Holding — McCaleb, J.
- The Louisiana Supreme Court held that the appointment of co-receivers was valid and affirmed the lower court's decision.
Rule
- A corporation may have a receiver appointed without notice to creditors if it consents to the appointment and acknowledges its financial difficulties.
Reasoning
- The Louisiana Supreme Court reasoned that the statutory provisions regarding the appointment of receivers did not require the intervention of creditors or stockholders for the initial appointment when the corporation itself consented.
- It noted that the corporation had voluntarily appeared and acknowledged the need for a receiver, thus satisfying legal requirements.
- The Court clarified that the requirements of the Receivership Order Book pertained only to actions taken after a receiver had been appointed and were not applicable to the initial appointment.
- The Court also distinguished this case from prior rulings where ex parte orders were found void due to lack of notice, emphasizing that the present case involved the corporation's agreement.
- Therefore, the appointment was made in accordance with the law, safeguarding the interests of the creditors through the receivership process.
Deep Dive: How the Court Reached Its Decision
Court's Authority to Appoint Receivers
The Louisiana Supreme Court established that the appointment of co-receivers for Scotty Stores, Inc. was valid under the governing statutes, specifically Act 159 of 1898. The Court noted that the law permits the appointment of receivers when a corporation, through its board of directors, acknowledges financial instability and requests such an appointment. In this case, the board of directors had adopted a resolution declaring the necessity for a receiver, indicating an agreement that the corporation was unable to meet its obligations. Since Scotty Stores voluntarily appeared in court and consented to the appointment, the Court found that legal requirements were adequately met, thus affirming the lower court's decision. The Court emphasized that the initial appointment did not require notice to other creditors or stockholders, as the corporation itself was the only party entitled to be notified about the proceedings.

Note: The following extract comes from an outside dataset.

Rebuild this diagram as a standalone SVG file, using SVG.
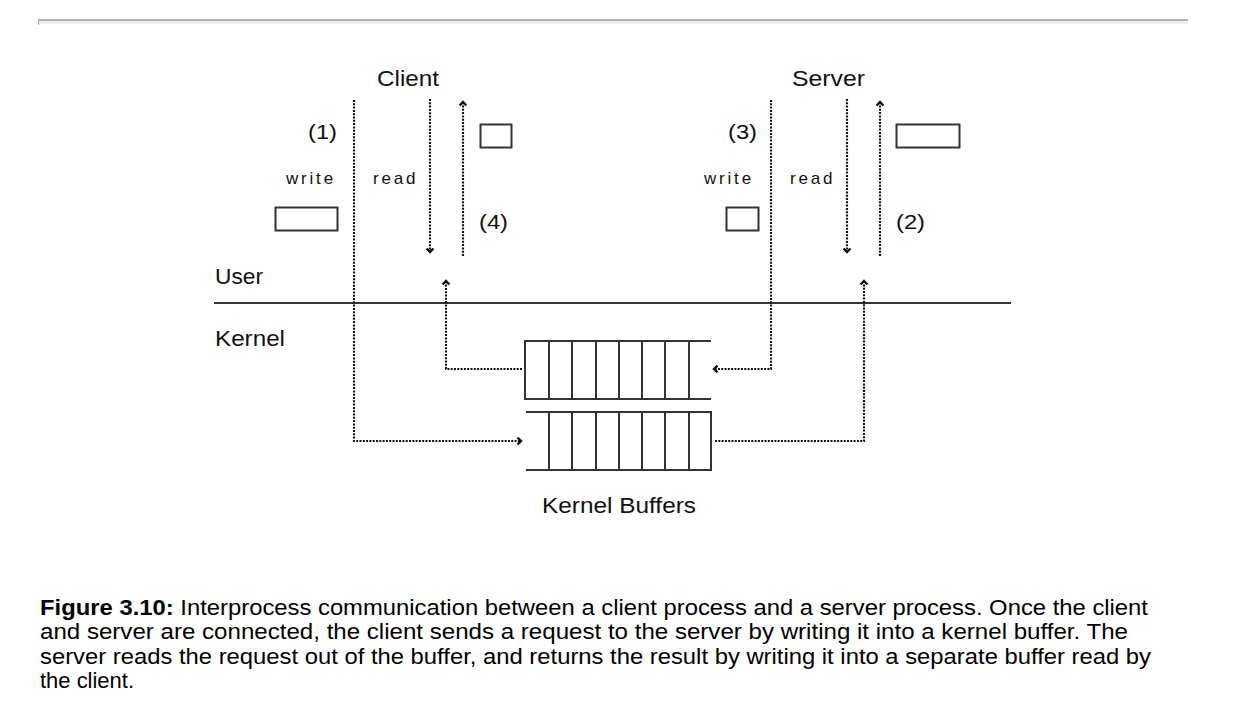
<svg xmlns="http://www.w3.org/2000/svg" width="1239" height="721" viewBox="0 0 1239 721">
<defs>
<style>
.lbl{font-family:"Liberation Sans",Arial,sans-serif;font-size:22px;fill:#111;}
.num{font-family:"Liberation Sans",Arial,sans-serif;font-size:21px;fill:#111;}
.op{font-family:"Liberation Sans",Arial,sans-serif;font-size:17px;fill:#111;letter-spacing:2.8px;}
.cap{font-family:"Liberation Sans",Arial,sans-serif;font-size:21.5px;fill:#000;}
.box{fill:none;stroke:#333;stroke-width:2;}
.buf{fill:none;stroke:#333;stroke-width:2;}
.dot{fill:none;stroke:#111;stroke-width:2.1;stroke-dasharray:2 1.3;}
</style>
<marker id="ah" markerUnits="userSpaceOnUse" markerWidth="12" markerHeight="12" viewBox="-6 -6 12 12" refX="0" refY="0" orient="auto">
<path d="M-3.5,-3.4 L0,0 L-3.5,3.4" fill="none" stroke="#111" stroke-width="2.4"/>
</marker>
</defs>
<rect width="1239" height="721" fill="#fff"/>
<g id="rule">
<rect x="38" y="19" width="1150" height="2" fill="#b0b0b0"/>
<rect x="38" y="21" width="1150" height="3" fill="#efefef"/>
<rect x="38" y="19" width="1" height="6" fill="#a8a8a8"/>
</g>
<g id="client-label"><text class="lbl" x="377" y="86" textLength="62" lengthAdjust="spacingAndGlyphs">Client</text></g>
<g id="server-label"><text class="lbl" x="792" y="86" textLength="73" lengthAdjust="spacingAndGlyphs">Server</text></g>
<g id="client-write">
<text class="num" x="308" y="139" textLength="29" lengthAdjust="spacingAndGlyphs">(1)</text>
<text class="op" x="286" y="184">write</text>
<rect class="box" x="275.5" y="207.5" width="62" height="23"/>
</g>
<g id="client-read">
<text class="op" x="373" y="184">read</text>
<text class="num" x="479" y="229" textLength="29" lengthAdjust="spacingAndGlyphs">(4)</text>
<rect class="box" x="480.5" y="124.5" width="31" height="23"/>
</g>
<g id="server-write">
<text class="num" x="728" y="139" textLength="29" lengthAdjust="spacingAndGlyphs">(3)</text>
<text class="op" x="704" y="184">write</text>
<rect class="box" x="726.5" y="207.5" width="32" height="23"/>
</g>
<g id="server-read">
<text class="op" x="790" y="184">read</text>
<text class="num" x="896" y="229" textLength="29" lengthAdjust="spacingAndGlyphs">(2)</text>
<rect class="box" x="896.5" y="124.5" width="63" height="23"/>
</g>
<g id="boundary">
<text class="lbl" x="215" y="284" textLength="48" lengthAdjust="spacingAndGlyphs">User</text>
<line x1="214" y1="303" x2="1011" y2="303" stroke="#333" stroke-width="2"/>
<text class="lbl" x="215" y="346" textLength="70" lengthAdjust="spacingAndGlyphs">Kernel</text>
</g>
<g id="buffer-top">
<path class="buf" d="M711,341 H525 V399 H711 M549,341 V399 M572,341 V399 M596,341 V399 M619,341 V399 M642,341 V399 M665,341 V399 M689,341 V399"/>
</g>
<g id="buffer-bottom">
<path class="buf" d="M526,412 H711 V470 H526 M549,412 V470 M572,412 V470 M596,412 V470 M619,412 V470 M642,412 V470 M665,412 V470 M689,412 V470"/>
</g>
<g id="kernel-buffers-label"><text class="lbl" x="542" y="513" textLength="154" lengthAdjust="spacingAndGlyphs">Kernel Buffers</text></g>
<g id="connectors">
<path class="dot" d="M354,100 V441 H521" marker-end="url(#ah)"/>
<path class="dot" d="M430,99 V252" marker-end="url(#ah)"/>
<path class="dot" d="M463,256 V102" marker-end="url(#ah)"/>
<path class="dot" d="M522,369 H446 V281" marker-end="url(#ah)"/>
<path class="dot" d="M771,100 V369 H714" marker-end="url(#ah)"/>
<path class="dot" d="M847,99 V252" marker-end="url(#ah)"/>
<path class="dot" d="M880,256 V102" marker-end="url(#ah)"/>
<path class="dot" d="M715,441 H864 V281" marker-end="url(#ah)"/>
</g>
<g id="caption">
<text class="cap" x="40" y="615" textLength="1108" lengthAdjust="spacingAndGlyphs"><tspan font-weight="bold">Figure 3.10:</tspan> Interprocess communication between a client process and a server process. Once the client</text>
<text class="cap" x="40" y="639" textLength="1088" lengthAdjust="spacingAndGlyphs">and server are connected, the client sends a request to the server by writing it into a kernel buffer. The</text>
<text class="cap" x="40" y="664" textLength="1111" lengthAdjust="spacingAndGlyphs">server reads the request out of the buffer, and returns the result by writing it into a separate buffer read by</text>
<text class="cap" x="40" y="688" textLength="94" lengthAdjust="spacingAndGlyphs">the client.</text>
</g>
</svg>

Interpretation of Statutory Provisions
The Court examined the specific statutory provisions cited by B.F. Goodrich Company, particularly Section 8 of Act 159 of 1898, which outlines the process for maintaining a Receivership Order Book. The Court clarified that these provisions pertained solely to the actions taken after a receiver had already been appointed, rather than the initial proceedings leading to the appointment. As the corporation had acknowledged its financial difficulties and consented to the receivership, the prerequisites for initial appointment, as outlined in the statute, were satisfied. The Court reiterated that the provisions in question were not applicable to the initial appointment process, reinforcing that the corporation's acknowledgment and consent were paramount.
Distinction from Previous Cases
The Court distinguished this case from prior rulings where ex parte orders were deemed void due to a lack of notice. In particular, the Court referenced Elchinger v. F.H. Koretke Brass Mfg. Co., Ltd., where the absence of notice to the defendant corporation rendered the appointment invalid. However, in the current case, the corporation had voluntarily appeared and consented to the receivership, which eliminated the concerns raised in the earlier case. The Court maintained that since the defendant corporation participated in the proceedings and admitted to the necessity of a receiver, the appointment complied with legal standards. This distinction was crucial in affirming the validity of the appointment despite the procedural challenges raised by the appellant.
Protection of Creditors' Interests
The Court also addressed the notion that the interests of creditors were adequately protected through the receivership process itself. It highlighted that even though notice to creditors was not required for the initial appointment, their rights and claims could still be asserted in subsequent proceedings following the appointment of the receiver. The Court pointed out that the statutory framework provided remedies for creditors, ensuring that their interests would be safeguarded once a receiver was appointed. Thus, the Court concluded that the absence of notice to creditors prior to the appointment did not undermine the validity of the order or their ability to protect their claims later in the process.
Conclusion of the Court
Ultimately, the Louisiana Supreme Court affirmed the decision of the lower court, validating the appointment of co-receivers for Scotty Stores, Inc. The Court's reasoning underscored the importance of the corporation's consent and the proper adherence to statutory requirements for receiver appointments. By clarifying the applicable provisions of Act 159 of 1898, the Court established a precedent that permits prompt action in cases where a corporation acknowledges its financial distress and seeks assistance through receivership. This ruling reinforced the notion that while procedural safeguards exist, they are not meant to obstruct the timely resolution of financial issues faced by corporations in distress. The Court's decision thus affirmed the efficacy of the receivership process in protecting both corporate assets and creditor interests.